Mr. Dutton fully backed his board's decision to pay the chief the sum of money, saying that when Chief Carter was hired in May 1998, he inherited a department that was understaffed.

"In all fairness, you have to look back and realize that we were short-staffed and without a sergeant and a lieutenant for a number of years," he said.

Mr. Carter came to Oak Bluffs with 20 years of experience in the Boston police department, where he was promoted to high levels, working closely with the city's police commissioner.

Mr. Dutton said that his board never questioned the veracity of the police chief's overtime hours. Detailed records, he said, were filed with the town accountant. Accountant Tom Wilson told the Gazette he needed a few days to locate and provide those records.

Chief Carter yesterday defended his overtime pay, saying that it was not only "hardearned and wellearned" but also covered by his contract.

"On a regular basis, I'm there before the sun comes up and stay until late at night, working on grant proposals and at meetings to support bringing this department into the 21st century," he said.

Of his first years on the job, the chief added, "People in the town can attest to the fact that I was literally omnipresent. I worked 20-hour days during the Fourth of July. I worked weekends and holidays while everybody else was away."

Chief Carter also used to attend regular selectmen's meetings, but he stopped abruptly last year. Mr. Dutton said his board no longer needed the chief's help to keep order. Privately, one selectman said the chief had been billing the town overtime hours for this service, and the board decided it didn't want to keep paying him.

Besides putting in overtime as police chief, Mr. Carter is also a colonel in the Massachusetts Army National Guard and is currently serving as base commander at the Massachusetts Military Reservation, Camp Edwards, in Otis.

Chief Carter, who spoke to the Gazette yesterday from his office at Camp Edwards, said his Army work takes him off-Island or away from the police station four days a month, two of those days being weekends.

As commander of the 40,000-acre training site, Mr. Carter is responsible for all property, personnel and any training activities. A member of the Guard for 26 years, he earns an additional $18,000 a year for his service.

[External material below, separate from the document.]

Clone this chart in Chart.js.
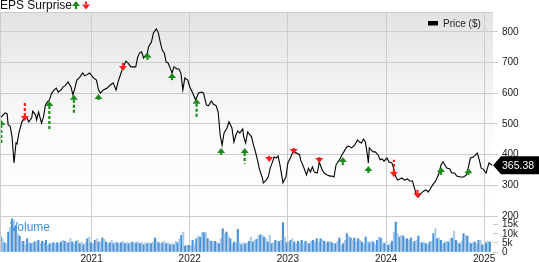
<!DOCTYPE html>
<html>
<head>
<meta charset="utf-8">
<script src="https://cdn.jsdelivr.net/npm/chart.js@4"></script>
<style>
html, body { margin: 0; padding: 0; background: #fff; }
#wrap { width: 539px; height: 262px; }
</style>
</head>
<body>
<div id="wrap"><canvas id="grafico" width="539" height="262"></canvas></div>
<script>
// Price ($), weekly-ish points (x in decimal years)
const priceDates = [
  2020.07, 2020.12, 2020.14, 2020.15, 2020.17, 2020.19, 2020.21, 2020.23, 2020.24, 2020.26,
  2020.29, 2020.31, 2020.34, 2020.36, 2020.39, 2020.40, 2020.43, 2020.44, 2020.46, 2020.49,
  2020.51, 2020.53, 2020.55, 2020.57, 2020.59, 2020.61, 2020.64, 2020.66, 2020.69, 2020.71,
  2020.73, 2020.76, 2020.79, 2020.81, 2020.83, 2020.85, 2020.88, 2020.91, 2020.93, 2020.95,
  2020.98, 2021.02, 2021.05, 2021.07, 2021.09, 2021.12, 2021.16, 2021.19, 2021.22, 2021.25,
  2021.27, 2021.30, 2021.32, 2021.35, 2021.37, 2021.40, 2021.42, 2021.45, 2021.47, 2021.49,
  2021.51, 2021.53, 2021.57, 2021.58, 2021.61, 2021.63, 2021.66, 2021.68, 2021.70, 2021.72,
  2021.74, 2021.76, 2021.78, 2021.80, 2021.82, 2021.84, 2021.87, 2021.89, 2021.91, 2021.93,
  2021.95, 2021.98, 2022.00, 2022.03, 2022.06, 2022.09, 2022.12, 2022.14, 2022.17, 2022.19,
  2022.22, 2022.24, 2022.27, 2022.29, 2022.31, 2022.33, 2022.35, 2022.38, 2022.40, 2022.43,
  2022.45, 2022.47, 2022.49, 2022.51, 2022.54, 2022.55, 2022.57, 2022.59, 2022.63, 2022.65,
  2022.67, 2022.69, 2022.71, 2022.74, 2022.75, 2022.78, 2022.80, 2022.82, 2022.84, 2022.86,
  2022.88, 2022.90, 2022.92, 2022.94, 2022.95, 2022.98, 2023.00, 2023.03, 2023.05, 2023.09,
  2023.12, 2023.13, 2023.16, 2023.19, 2023.21, 2023.23, 2023.25, 2023.27, 2023.30, 2023.32,
  2023.35, 2023.37, 2023.40, 2023.43, 2023.45, 2023.47, 2023.49, 2023.51, 2023.53, 2023.55,
  2023.57, 2023.60, 2023.62, 2023.65, 2023.68, 2023.71, 2023.73, 2023.75, 2023.77, 2023.79,
  2023.81, 2023.82, 2023.83, 2023.85, 2023.87, 2023.89, 2023.92, 2023.94, 2023.96, 2023.98,
  2024.01, 2024.03, 2024.06, 2024.09, 2024.10, 2024.12, 2024.16, 2024.19, 2024.22, 2024.24,
  2024.27, 2024.29, 2024.31, 2024.33, 2024.36, 2024.38, 2024.41, 2024.43, 2024.45, 2024.48,
  2024.50, 2024.52, 2024.54, 2024.56, 2024.58, 2024.60, 2024.62, 2024.65, 2024.67, 2024.70,
  2024.72, 2024.76, 2024.79, 2024.82, 2024.84, 2024.86, 2024.89, 2024.92, 2024.93, 2024.95,
  2024.97, 2024.99, 2025.02, 2025.03, 2025.05, 2025.08
];
const priceValues = [
  520, 536, 533, 497, 493, 458, 373, 438, 435, 471,
  507, 516, 520, 507, 520, 542, 529, 513, 539, 503,
  523, 562, 572, 578, 598, 608, 617, 604, 611, 621,
  624, 637, 621, 595, 617, 643, 653, 666, 657, 660,
  666, 650, 643, 612, 601, 611, 617, 627, 634, 611,
  637, 666, 683, 705, 699, 686, 686, 686, 718, 732,
  735, 715, 732, 751, 767, 797, 810, 797, 767, 741,
  732, 702, 699, 683, 666, 686, 679, 679, 666, 611,
  650, 643, 621, 601, 578, 601, 604, 601, 562, 559,
  575, 565, 559, 539, 464, 431, 471, 487, 507, 487,
  441, 464, 477, 471, 484, 458, 438, 474, 458, 431,
  409, 383, 353, 324, 308, 317, 327, 356, 373, 392,
  389, 396, 366, 327, 308, 327, 373, 392, 409, 405,
  399, 383, 360, 334, 356, 343, 360, 343, 340, 376,
  350, 340, 334, 330, 330, 327, 366, 376, 386, 399,
  409, 425, 428, 422, 431, 448, 441, 438, 451, 441,
  399, 373, 422, 415, 409, 409, 399, 383, 386, 379,
  389, 376, 373, 343, 327, 317, 324, 317, 321, 314,
  314, 291, 268, 262, 275, 281, 285, 278, 288, 304,
  311, 324, 340, 366, 376, 366, 356, 353, 340, 340,
  330, 327, 327, 334, 360, 389, 392, 402, 405, 383,
  356, 353, 340, 353, 373, 365.38
];

// Weekly volume (thousands)
const volStart = 2020.075;
const weekStep = 1 / 52.18;
const volume = [
  8.2, 7.0, 5.1, 4.6, 11, 13.7, 18.3, 17.4, 14.3, 10,
  8.8, 5.9, 5.9, 4.0, 7.3, 5.1, 4.6, 5.1, 5.5, 5.9,
  6.4, 4.6, 5.9, 5.1, 6.4, 3.7, 4.6, 4.6, 5.1, 4.6,
  5.1, 4.6, 5.5, 6.4, 5.9, 5.1, 5.1, 7.3, 5.5, 4.6,
  5.9, 6.4, 4.6, 5.5, 4.0, 5.1, 7.3, 8.2, 5.1, 4.6,
  6.4, 7.3, 5.5, 5.9, 7.7, 7.0, 5.5, 4.6, 5.1, 6.4,
  4.6, 5.5, 5.1, 4.6, 5.1, 5.9, 4.6, 5.1, 4.6, 5.1,
  5.5, 4.6, 5.1, 5.5, 4.6, 5.1, 4.0, 5.1, 4.6, 5.1,
  4.6, 5.5, 7.7, 5.9, 5.1, 4.6, 5.1, 5.9, 4.6, 5.1,
  4.0, 4.6, 4.0, 5.9, 5.1, 7.3, 9.2, 11, 3.3, 3.7,
  3.7, 3.3, 6.4, 4.6, 7.3, 8.8, 8.2, 11, 10.6, 10.6,
  7.3, 6.4, 5.9, 5.5, 5.9, 5.1, 4.6, 7.3, 12.8, 10.1,
  11, 8.8, 7.3, 4.6, 5.5, 5.1, 12.5, 5.1, 4.0, 5.1,
  4.6, 5.1, 5.9, 8.2, 5.5, 6.4, 7.0, 8.8, 9.5, 9.2,
  8.2, 7.3, 5.5, 9.2, 4.6, 5.1, 6.4, 5.5, 5.9, 6.4,
  16.1, 8.2, 5.1, 5.5, 6.4, 7.3, 5.5, 4.6, 5.9, 5.1,
  6.4, 4.6, 5.9, 5.1, 4.6, 5.9, 6.4, 5.5, 7.3, 5.1,
  7.3, 6.4, 5.9, 5.1, 5.5, 5.9, 5.1, 4.6,
  4.6, 5.9, 7.7, 3.7, 4.6, 6.4, 10.1, 8.8, 7.7, 6.4,
  7.7, 5.9, 7.3, 6.4, 5.5, 4.6, 8.2, 5.9, 5.1, 5.9,
  5.5, 4.0, 6.4, 8.2, 7.7, 5.1, 4.6, 5.5, 3.7, 4.6,
  5.9, 11, 16.5, 10.1, 8.2, 9.2, 8.8, 7.3, 7.3, 6.4,
  7.7, 5.5, 5.9, 6.4, 8.8, 5.5, 5.1, 5.1, 4.6, 4.0,
  5.5, 5.9, 10.1, 12.8, 7.3, 7.7, 6.4, 4.6, 5.1, 5.9,
  5.5, 7.3, 7.7, 11.4, 6.4, 5.1, 4.6, 5.9, 10.1, 9.2,
  8.8, 5.5, 4.6, 5.1, 5.5, 4.6, 6.4, 6.4, 4.0, 3.7,
  5.1, 5.9, 5.5
];

// EPS surprise arrows: date, tip price, tail price, beat (true) / miss (false)
const epsDates = [2020.08, 2020.32, 2020.57, 2020.82, 2021.07, 2021.32, 2021.57, 2021.82, 2022.07, 2022.32,
                  2022.56, 2022.81, 2023.06, 2023.32, 2023.56, 2023.82, 2024.08, 2024.32, 2024.56, 2024.84];
const epsTip   = [513, 510, 575, 595, 598, 673, 732, 666, 582, 422, 422, 376, 402, 373, 392, 363, 327, 259, 360, 356];
const epsTail  = [438, 572, 484, 536, 578, 699, 709, 643, 523, 399, 370, 396, 422, 392, 366, 340, 383, 285, 334, 334];
const epsBeat  = [true, false, true, true, true, false, true, true, true, true,
                  true, false, false, false, true, true, false, false, true, true];

// tick labels
const yearTicks = [2021, 2022, 2023, 2024, 2025];
const priceTicks = [200, 300, 400, 500, 600, 700, 800];
const volTicks = [0, 5, 10, 15];

const fonte = '"Liberation Sans", Arial, sans-serif';
const verde = '#1b8a1b';
const vermelho = '#ff1e1e';

function desenharSeta(ctx, x, yPonta, yCauda, cima, cor) {
    const h = 5, w = 4;
    ctx.fillStyle = cor;
    ctx.strokeStyle = cor;
    ctx.beginPath();
    if (cima) {
        ctx.moveTo(x, yPonta); ctx.lineTo(x - w, yPonta + h); ctx.lineTo(x + w, yPonta + h);
    } else {
        ctx.moveTo(x, yPonta); ctx.lineTo(x - w, yPonta - h); ctx.lineTo(x + w, yPonta - h);
    }
    ctx.closePath();
    ctx.fill();
    const base = cima ? yPonta + h : yPonta - h;
    if (Math.abs(yCauda - base) > 0.5) {
        ctx.lineWidth = 2.2;
        ctx.setLineDash([3, 2]);
        ctx.beginPath();
        ctx.moveTo(x, base);
        ctx.lineTo(x, yCauda);
        ctx.stroke();
        ctx.setLineDash([]);
    }
}

const fundo = {
    id: 'fundo',
    beforeDraw(chart) {
        const { ctx, chartArea: a, scales: { y } } = chart;
        ctx.save();
        ctx.fillStyle = '#fff';
        ctx.fillRect(0, 0, chart.width, chart.height);
        const g = ctx.createLinearGradient(0, a.top, 0, y.bottom);
        g.addColorStop(0, '#e3e3e3');
        g.addColorStop(0.55, '#fafafa');
        g.addColorStop(1, '#ffffff');
        ctx.fillStyle = g;
        ctx.fillRect(a.left, a.top, a.right - a.left, y.bottom - a.top);
        ctx.restore();
    }
};

const marcas = {
    id: 'marcas',
    afterDatasetsDraw(chart) {
        const { ctx, scales: { x, y } } = chart;
        ctx.save();
        epsDates.forEach((d, i) => {
            desenharSeta(ctx, x.getPixelForValue(d), y.getPixelForValue(epsTip[i]),
                y.getPixelForValue(epsTail[i]), epsBeat[i], epsBeat[i] ? verde : vermelho);
        });
        ctx.restore();
    },
    afterDraw(chart) {
        const { ctx, chartArea: a, scales: { y } } = chart;
        ctx.save();
        // borda
        ctx.strokeStyle = '#cccccc';
        ctx.lineWidth = 1;
        ctx.beginPath();
        ctx.moveTo(a.left + 0.5, a.bottom);
        ctx.lineTo(a.left + 0.5, a.top + 0.5);
        ctx.lineTo(a.right, a.top + 0.5);
        ctx.stroke();

        // titulo
        ctx.font = '12px ' + fonte;
        ctx.fillStyle = '#111';
        ctx.textBaseline = 'middle';
        ctx.textAlign = 'left';
        ctx.fillText('EPS Surprise', 0, 5.5);
        const tw = ctx.measureText('EPS Surprise').width;
        desenharSeta(ctx, tw + 4, 1, 9.5, true, verde);
        desenharSeta(ctx, tw + 14, 9.5, 1, false, vermelho);

        // legenda
        ctx.fillStyle = '#000';
        ctx.fillRect(428, 21, 10, 4.5);
        ctx.font = '10px ' + fonte;
        ctx.fillStyle = '#222';
        ctx.fillText('Price ($)', 443, 24);

        // volume
        ctx.font = '12px ' + fonte;
        ctx.fillStyle = '#3d8fd6';
        ctx.fillText('Volume', 10, 227.5);

        // ultimo preco
        const ultimo = priceValues[priceValues.length - 1];
        const yp = y.getPixelForValue(ultimo);
        const xl = a.right;
        ctx.fillStyle = '#000';
        ctx.beginPath();
        ctx.moveTo(xl, yp);
        ctx.lineTo(xl + 8, yp - 9);
        ctx.lineTo(chart.width, yp - 9);
        ctx.lineTo(chart.width, yp + 9);
        ctx.lineTo(xl + 8, yp + 9);
        ctx.closePath();
        ctx.fill();
        ctx.font = '10.5px ' + fonte;
        ctx.fillStyle = '#fff';
        ctx.fillText(ultimo.toFixed(2), xl + 9, yp + 0.5);
        ctx.restore();
    }
};

const ctx = document.getElementById('grafico').getContext('2d');

new Chart(ctx, {
    data: {
        datasets: [
            {
                type: 'line',
                label: 'Price ($)',
                data: priceDates.map((d, i) => ({ x: d, y: priceValues[i] })),
                borderColor: '#000',
                borderWidth: 1.1,
                pointRadius: 0,
                tension: 0,
                yAxisID: 'y',
                order: 0
            },
            {
                type: 'bar',
                label: 'Volume',
                data: volume.map((v, i) => ({ x: volStart + i * weekStep, y: v })),
                backgroundColor: volume.map((v, i) => i % 2 ? '#a7caed' : '#4a92d8'),
                barThickness: 1.5,
                yAxisID: 'yVol',
                order: 1
            }
        ]
    },
    options: {
        responsive: false,
        animation: false,
        devicePixelRatio: 1,
        layout: { padding: { top: 12, left: 0, right: 0, bottom: 0 } },
        plugins: { legend: { display: false }, tooltip: { enabled: false } },
        scales: {
            x: {
                type: 'linear',
                offset: false,
                min: 2020.067,
                max: 2025.09,
                grid: { color: '#cccccc', drawTicks: false, offset: false },
                border: { display: false },
                afterBuildTicks: s => { s.ticks = yearTicks.map(v => ({ value: v })); },
                afterFit: s => { s.height = 10; },
                ticks: {
                    callback: v => String(v),
                    font: { family: fonte, size: 10 },
                    color: '#222',
                    padding: 1,
                    autoSkip: false,
                    maxRotation: 0
                }
            },
            y: {
                position: 'right',
                stack: 'painel',
                stackWeight: 5.667,
                min: 200,
                max: 865,
                grid: { color: '#cccccc', tickLength: 5 },
                border: { display: false },
                afterBuildTicks: s => { s.ticks = priceTicks.map(v => ({ value: v })); },
                afterFit: s => { s.width = 46; },
                ticks: {
                    font: { family: fonte, size: 10 },
                    color: '#222',
                    padding: 4,
                    autoSkip: false
                }
            },
            yVol: {
                position: 'right',
                stack: 'painel',
                stackWeight: 1,
                min: 0,
                max: 19.8,
                grid: { color: '#cccccc', tickLength: 5, drawOnChartArea: false },
                border: { display: false },
                afterBuildTicks: s => { s.ticks = volTicks.map(v => ({ value: v })); },
                afterFit: s => { s.width = 46; },
                ticks: {
                    callback: v => v === 0 ? '0' : v + 'k',
                    font: { family: fonte, size: 10 },
                    color: '#222',
                    padding: 4,
                    autoSkip: false
                }
            }
        }
    },
    plugins: [fundo, marcas]
});
</script>
</body>
</html>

This past year, Chief Carter also campaigned to become vice president of the International Association of Chiefs of Police, creating a five-page web site and traveling off-Island for a total of one week to support his election bid. Yesterday, the chief said that the other candidates for the post have pulled out of the race, assuring him of a victory.

Finally, in addition to his police work, Army responsibilities and political campaigning, Mr. Carter is also attending graduate school at the U.S. Army War College. While the school is based in Carlisle, Pa., the chief said the master's degree in strategic studies is a distance education course that requires only two weeks of actual on-site military training.

"I work seven days a week, a combination of military, police and studying," he said. "I go almost the whole month. I get an hour or so for dinner with my family. Otherwise, I'm working."

Mr. Dutton said, "People look at that and say, the chief's not there as much as he should be, but I look at that as the opposite. In banking, we call it soft dollars. The knowledge base and experience he brings back to the town are invaluable, and his involvement in his profession is beyond our expectations."

Chief Carter said that his Army connections have benefited the entire Island. He pointed to the construction of a ropes course near the airport by National Guard troops and the fact that Island police can now use the firing range at Camp Edwards rather than resorting to a sand pit on the Vineyard.

Mr. Dutton said he does not expect to see Chief Carter logging the same kind of overtime now that the police department is fully staffed. Indeed, in the chief's short tenure, he has doubled the budget by hiring new police officers and top brass.

"It would be our intent not to do this again," Mr. Dutton said of the chief's overtime pay. "It's not his intent to ask again, and I suspect we would not permit the same type of comp time to accrue."